Forse nascerà qualcosa di nuovo e diverso, altrettanto libertario critico e geniale speriamo, ma non sarà facile. L’elaborazione di questo lutto sarà lunga e difficile, dolorosa non solo per i più intimi ma per tutti noi che crediamo in una cittadinanza costituita attorno alle famose tre parole decisive Liberté, Egalité, Fraternité. Nonchè convinti che una risata seppellirà quelli che vogliono annichilire il libero pensiero, e non bastasse la risata attrezzeremo un bulldozer. Una cittadinanza europea che forse oggi ha avuto un primo lampo di luce a Parigi, e dovrebbe darsi una Costituzione in tempi non biblici, direi brevi perchè è urgente riconoscersi cittadini europei in una comune convivenza civile. I capi di stato e di governo della UE c’erano tutti, credo e non solo loro, certo alcuni come il primo ministro turco non proprio alfieri della libertà di stampa, piuttosto il contrario.

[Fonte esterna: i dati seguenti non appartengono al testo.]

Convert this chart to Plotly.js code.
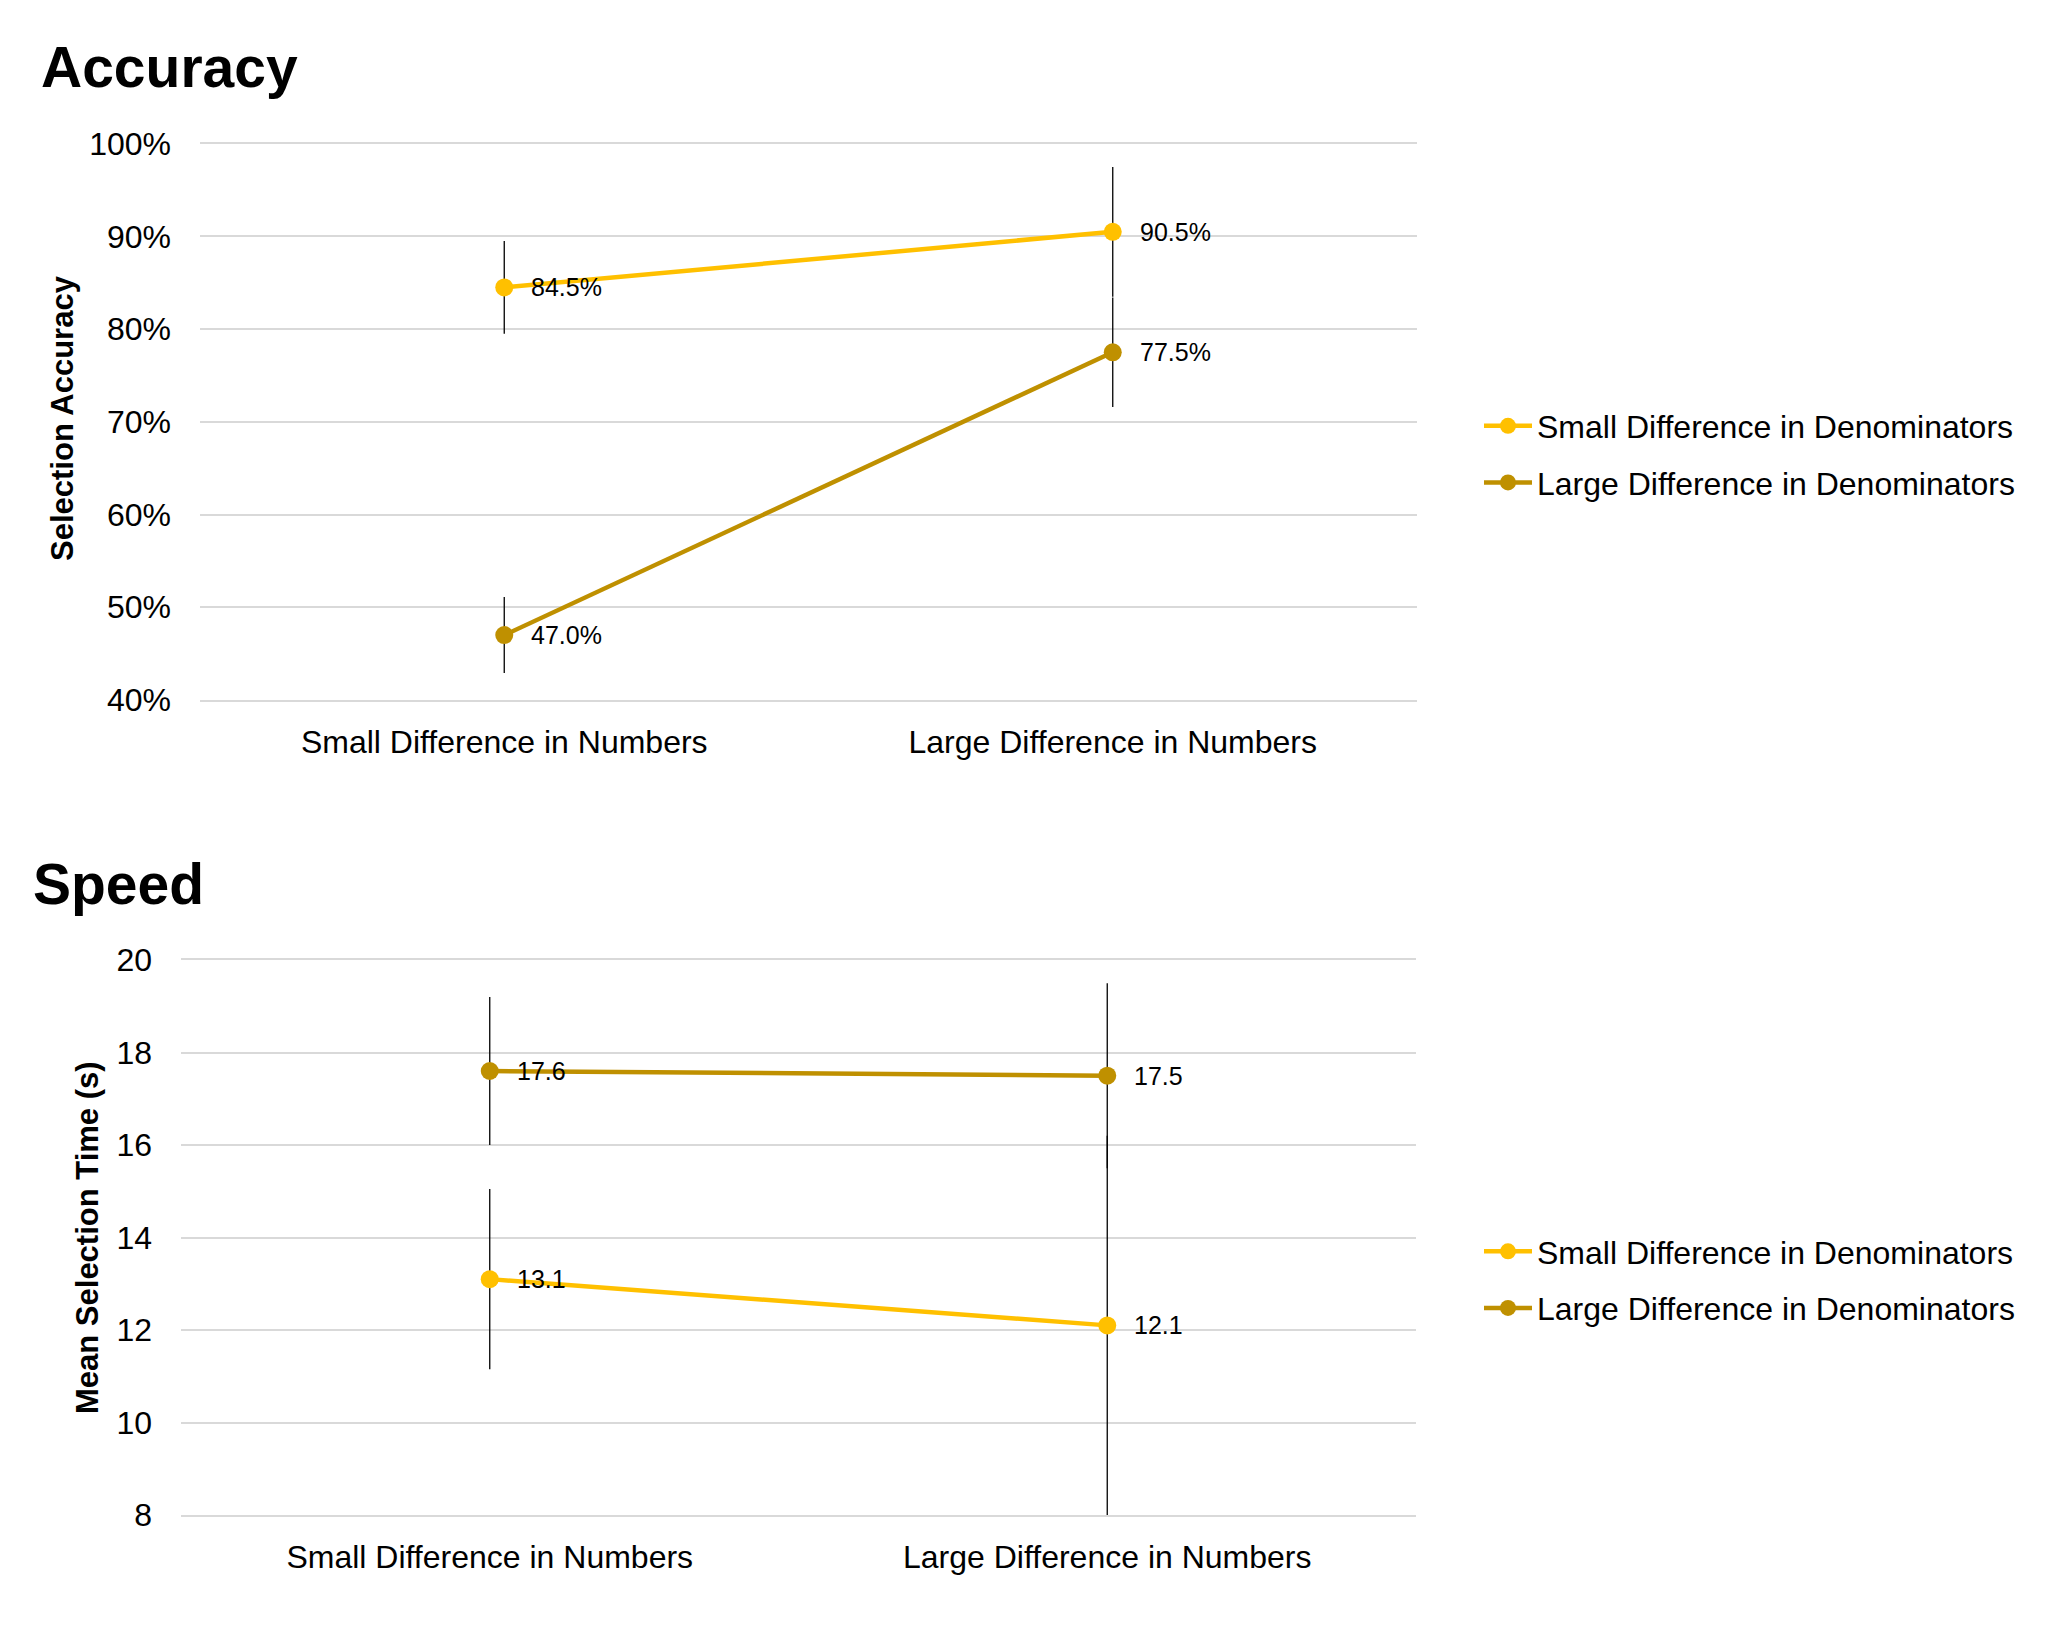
<!DOCTYPE html>
<html>
<head>
<meta charset="utf-8">
<script src="https://cdn.plot.ly/plotly-3.0.1.min.js"></script>
<style>
  html, body { margin: 0; padding: 0; background: #ffffff; }
  #chart { width: 2048px; height: 1638px; }
</style>
</head>
<body>
<div id="chart"></div>
<script>
// Conditions on the x axis (shared by both panels)
const categories = ['Small Difference in Numbers', 'Large Difference in Numbers'];
const seriesNames = ['Small Difference in Denominators', 'Large Difference in Denominators'];

// Accuracy panel: mean selection accuracy (%) and error half-widths
const accuracySmall = [84.5, 90.5];
const accuracySmallErr = [5.0, 7.0];
const accuracyLarge = [47.0, 77.5];
const accuracyLargeErr = [4.1, 5.9];

// Speed panel: mean selection time (s) and error half-widths
const speedSmall = [13.1, 12.1];
const speedSmallErr = [1.95, 4.1];
const speedLarge = [17.6, 17.5];
const speedLargeErr = [1.6, 2.0];

const W = 2048, H = 1638;
const FONT = 'Liberation Sans, Arial, Helvetica, sans-serif';
const COLORS = ['#FFC000', '#BF9000'];

function px(v) { return v / W; }
function py(v) { return 1 - v / H; }

function lineTrace(y, err, idx, xa, ya, legendId) {
  return {
    type: 'scatter',
    mode: 'lines+markers',
    name: seriesNames[idx],
    legendgroup: legendId + '-' + idx,
    x: categories,
    y: y,
    xaxis: xa,
    yaxis: ya,
    legend: legendId,
    line: { color: COLORS[idx], width: 4.5 },
    marker: { color: COLORS[idx], size: 18 },
    error_y: { type: 'data', array: err, visible: true, color: '#000000', thickness: 1.3, width: 0 },
    hoverinfo: 'x+y+name'
  };
}

const traces = [
  lineTrace(accuracySmall, accuracySmallErr, 0, 'x', 'y', 'legend'),
  lineTrace(accuracyLarge, accuracyLargeErr, 1, 'x', 'y', 'legend'),
  lineTrace(speedSmall, speedSmallErr, 0, 'x2', 'y2', 'legend2'),
  lineTrace(speedLarge, speedLargeErr, 1, 'x2', 'y2', 'legend2')
];

// Value labels to the right of each point
const annotations = [];
function addLabels(values, xref, yref, fmt) {
  values.forEach((v, i) => {
    annotations.push({
      x: categories[i], y: v, xref: xref, yref: yref,
      text: fmt(v), showarrow: false,
      xanchor: 'left', yanchor: 'middle', xshift: 25,
      font: { family: FONT, size: 25, color: '#000000' }
    });
  });
}
addLabels(accuracySmall, 'x', 'y', v => v.toFixed(1) + '%');
addLabels(accuracyLarge, 'x', 'y', v => v.toFixed(1) + '%');
addLabels(speedSmall, 'x2', 'y2', v => v.toFixed(1));
addLabels(speedLarge, 'x2', 'y2', v => v.toFixed(1));

// Panel headings
annotations.push({
  text: '<b>Accuracy</b>', xref: 'paper', yref: 'paper', x: px(39), y: py(67.5),
  xanchor: 'left', yanchor: 'middle', showarrow: false,
  font: { family: FONT, size: 57, color: '#000000' }
});
annotations.push({
  text: '<b>Speed</b>', xref: 'paper', yref: 'paper', x: px(31), y: py(884),
  xanchor: 'left', yanchor: 'middle', showarrow: false,
  font: { family: FONT, size: 57, color: '#000000' }
});

// Vertical axis titles
annotations.push({
  text: '<b>Selection Accuracy</b>', xref: 'paper', yref: 'paper', x: px(63), y: py(418),
  xanchor: 'center', yanchor: 'middle', textangle: -90, showarrow: false,
  font: { family: FONT, size: 31, color: '#000000' }
});
annotations.push({
  text: '<b>Mean Selection Time (s)</b>', xref: 'paper', yref: 'paper', x: px(87), y: py(1238),
  xanchor: 'center', yanchor: 'middle', textangle: -90, showarrow: false,
  font: { family: FONT, size: 31, color: '#000000' }
});

const tickFont = { family: FONT, size: 32, color: '#000000' };
const GRID = '#d9d9d9';

// The x-axis line (mirrored to the top) supplies the outermost grid rules
const xCommon = {
  type: 'category',
  range: [-0.5, 1.5],
  showgrid: false,
  zeroline: false,
  showline: true,
  mirror: true,
  linecolor: GRID,
  linewidth: 2,
  ticks: '',
  tickfont: tickFont,
  ticklabelstandoff: 13,
  fixedrange: true
};
const yCommon = {
  showgrid: true,
  gridcolor: GRID,
  gridwidth: 2,
  zeroline: false,
  showline: false,
  ticks: '',
  tickfont: tickFont,
  ticklabelstandoff: 28,
  fixedrange: true
};

const legendCommon = {
  xanchor: 'left', yanchor: 'middle',
  font: { family: FONT, size: 32, color: '#000000' },
  bgcolor: 'rgba(0,0,0,0)',
  itemwidth: 48,
  tracegroupgap: 12,
  traceorder: 'grouped',
  itemclick: false, itemdoubleclick: false
};

const layout = {
  width: W,
  height: H,
  margin: { l: 0, r: 0, t: 0, b: 0 },
  paper_bgcolor: '#ffffff',
  plot_bgcolor: '#ffffff',
  font: { family: FONT, color: '#000000' },
  showlegend: true,
  xaxis: Object.assign({}, xCommon, { domain: [px(200), px(1417)], anchor: 'y' }),
  yaxis: Object.assign({}, yCommon, {
    domain: [py(700), py(143.7)], anchor: 'x',
    range: [40, 100], dtick: 10, tick0: 40, ticksuffix: '%'
  }),
  xaxis2: Object.assign({}, xCommon, { domain: [px(181), px(1416)], anchor: 'y2' }),
  yaxis2: Object.assign({}, yCommon, {
    domain: [py(1515), py(960)], anchor: 'x2',
    range: [8, 20], dtick: 2, tick0: 8
  }),
  legend: Object.assign({}, legendCommon, { x: px(1479), y: py(454.5) }),
  legend2: Object.assign({}, legendCommon, { x: px(1479), y: py(1280) }),
  annotations: annotations
};

Plotly.newPlot('chart', traces, layout, { displayModeBar: false });
</script>
</body>
</html>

Epperò quell’immagine di tutti loro in strada, con il Presidente della Nigeria a braccetto con un primo ministro israeliano piuttosto rigido e a due metri Abu Mazen, poi via via tutti gli altri era del tutto nuova con un forte impatto simbolico. Così come questi potenti uomini e donne sulla strada in fila aspettando fuori da ogni protocollo di salire sugli autobus che dovevano portarli alla manifestazione, davano un’impressione di umanità comune meno ingessata e più simpatica, più aperta, senza illudersi che questo spiraglio diventi una porta aperta ai cittadini. Anzi si potrebbe che i primi atti dopo questa manifestazione parigina siano volti a limitare le libertà, per esempio quella di muoversi liberamente nel territorio della UE e sarebbe una sciagura che rinascessero le frontiere dentro l’UE, con altre manie sicuritarie potrebbero prendere quota e forma.

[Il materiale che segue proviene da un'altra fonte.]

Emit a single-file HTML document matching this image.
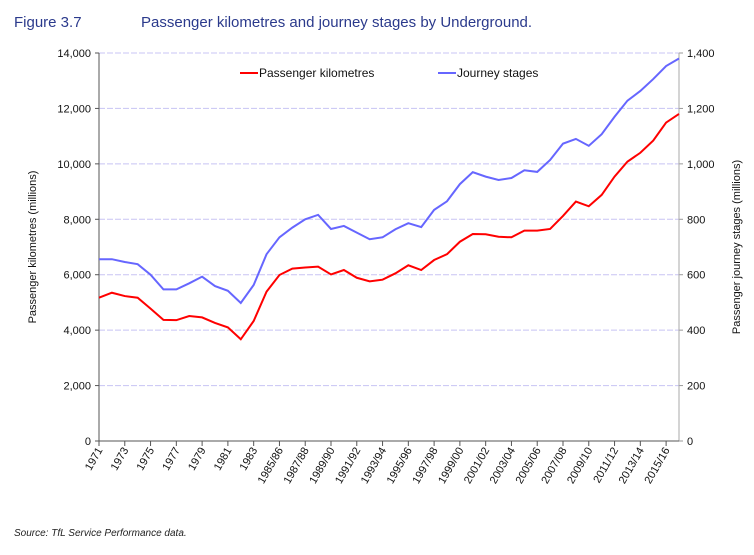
<!DOCTYPE html>
<html><head><meta charset="utf-8"><style>
body{margin:0;background:#fff;width:754px;height:550px;overflow:hidden;font-family:"Liberation Sans",sans-serif}
svg text{font-family:"Liberation Sans",sans-serif}
</style></head><body>
<svg id="chart" width="754" height="550">
<text x="14" y="27" font-size="15" fill="#2b3a8c">Figure 3.7</text>
<text x="141" y="27" font-size="15" fill="#2b3a8c">Passenger kilometres and journey stages by Underground.</text>
<g id="grid"></g><g id="axes"></g><g id="series"></g>
<g>
<line x1="240" y1="73" x2="258" y2="73" stroke="#ff0000" stroke-width="2"/>
<text x="259" y="77" font-size="12" fill="#111">Passenger kilometres</text>
<line x1="438" y1="73" x2="456" y2="73" stroke="#6666ff" stroke-width="2"/>
<text x="457" y="77" font-size="12" fill="#111">Journey stages</text>
</g>
<text transform="translate(36,247) rotate(-90)" text-anchor="middle" font-size="11" fill="#111">Passenger kilometres (millions)</text>
<text transform="translate(740,247) rotate(-90)" text-anchor="middle" font-size="11" fill="#111">Passenger journey stages (millions)</text>
<text x="14" y="536" font-size="10" font-style="italic" fill="#222">Source: TfL Service Performance data.</text>
</svg>
<script>
const categories=["1971","1972","1973","1974","1975","1976","1977","1978","1979","1980","1981","1982","1983","1984/85","1985/86","1986/87","1987/88","1988/89","1989/90","1990/91","1991/92","1992/93","1993/94","1994/95","1995/96","1996/97","1997/98","1998/99","1999/00","2000/01","2001/02","2002/03","2003/04","2004/05","2005/06","2006/07","2007/08","2008/09","2009/10","2010/11","2011/12","2012/13","2013/14","2014/15","2015/16","2016/17"];
const passengerKm=[5170,5350,5230,5170,4775,4370,4360,4510,4460,4260,4100,3670,4330,5390,5990,6220,6260,6290,6010,6170,5890,5760,5820,6050,6340,6170,6530,6740,7190,7470,7460,7370,7350,7590,7590,7650,8120,8640,8470,8880,9540,10080,10400,10840,11490,11800];
const journeyStages=[656,656,646,638,600,547,547,569,593,559,542,498,563,674,735,770,800,816,765,776,752,728,735,764,786,772,834,865,927,970,954,942,949,977,971,1014,1073,1090,1065,1107,1170,1228,1263,1306,1353,1380];
const leftTicks=[0,2000,4000,6000,8000,10000,12000,14000];
const rightTicks=[0,200,400,600,800,1000,1200,1400];
const xLabels=["1971","1973","1975","1977","1979","1981","1983","1985/86","1987/88","1989/90","1991/92","1993/94","1995/96","1997/98","1999/00","2001/02","2003/04","2005/06","2007/08","2009/10","2011/12","2013/14","2015/16"];
const NS="http://www.w3.org/2000/svg";
const X0=99,X1=679,Y0=441,Y1=53;
const x=i=>X0+i*(X1-X0)/(categories.length-1);
const yL=v=>Y0-v/14000*(Y0-Y1);
const yR=v=>Y0-v/1400*(Y0-Y1);
function mk(t,a,p){const e=document.createElementNS(NS,t);for(const k in a)e.setAttribute(k,a[k]);p.appendChild(e);return e;}
const grid=document.getElementById('grid'),axes=document.getElementById('axes'),ser=document.getElementById('series');
leftTicks.forEach(v=>{
 if(v>0){const g=mk('line',{x1:X0,x2:X1,y1:yL(v),y2:yL(v),stroke:'#c8c4f4','stroke-dasharray':'6,2'},grid);
 
 }
 mk('line',{x1:X0-4,x2:X0,y1:yL(v),y2:yL(v),stroke:'#555'},axes);
 const t=mk('text',{x:X0-8,y:yL(v)+4,'text-anchor':'end','font-size':11,fill:'#111'},axes);t.textContent=v.toLocaleString('en-US');
 
 
});
rightTicks.forEach(v=>{
 mk('line',{x1:X1,x2:X1+4,y1:yR(v),y2:yR(v),stroke:'#999'},axes);
 const t=mk('text',{x:X1+8,y:yR(v)+4,'font-size':11,fill:'#111'},axes);t.textContent=v.toLocaleString('en-US');
 
 
});
mk('line',{x1:X0,x2:X0,y1:Y1,y2:Y0,stroke:'#555'},axes);
mk('line',{x1:X1,x2:X1,y1:Y1,y2:Y0,stroke:'#aaa'},axes);
mk('line',{x1:X0,x2:X1,y1:Y0,y2:Y0,stroke:'#555'},axes);
xLabels.forEach((lab,k)=>{
 const xx=x(k*2);
 mk('line',{x1:xx,x2:xx,y1:Y0,y2:Y0+5,stroke:'#555'},axes);
 const t=mk('text',{transform:`translate(${xx+4},${Y0+9}) rotate(-60)`,'text-anchor':'end','font-size':11,fill:'#111'},axes);t.textContent=lab;
 
 
});
const p1=mk('polyline',{points:passengerKm.map((v,i)=>x(i)+','+yL(v)).join(' '),fill:'none',stroke:'#ff0000','stroke-width':2},ser);


const p2=mk('polyline',{points:journeyStages.map((v,i)=>x(i)+','+yR(v)).join(' '),fill:'none',stroke:'#6666ff','stroke-width':2},ser);


</script>
</body></html>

Ma di questo e altro ci sarà da discutere nel tempo a venire.

Qui oggi prima di concludere vogliamo segnalare altre poche cose. La prima una curiosità, abbiamo visto in corteo Mario Monti a due passi da Martine Aubry in fitta conversazione, l’uno liberista sfegatato l’altra socialista di sinistra artefice della riduzione d’orario a 35 ore settimanali. Quindi rispetto alle italiche vicende abbiamo ascoltato una intervista a Romano Prodi nel cortile dell’Eliseo fatta con tono e taglio presidenziale, forse non significa nulla, forse è un posizionamento rispetto alla nostrana corsa per il Quirinale. Inoltre la Francia oggi è stata percorsa da altri cortei molto partecipati, sessantamila persone a Rennes e a Marsiglia, duecentomila a Lione, centomila a Bordeaux ecc.. fino a contare un milione e passa di manifestanti oltre a quelli parigini. Infine andando oggi pomeriggio in Rue de Rosiers, il cuore del quartiere ebraico, tutti i locali, caffè, bar, ristoranti erano aperti, le persone passeggiavano e chiaccheravano, un paio d’orchestre facevano musica. La paura, che pur serpeggia, non è però dilagata, non è diventata panico, anzi oggi si è trasformata in un grande momento di comunanza, solidarietà, direi amicizia civile perchè on est tous Charlie Hebdò.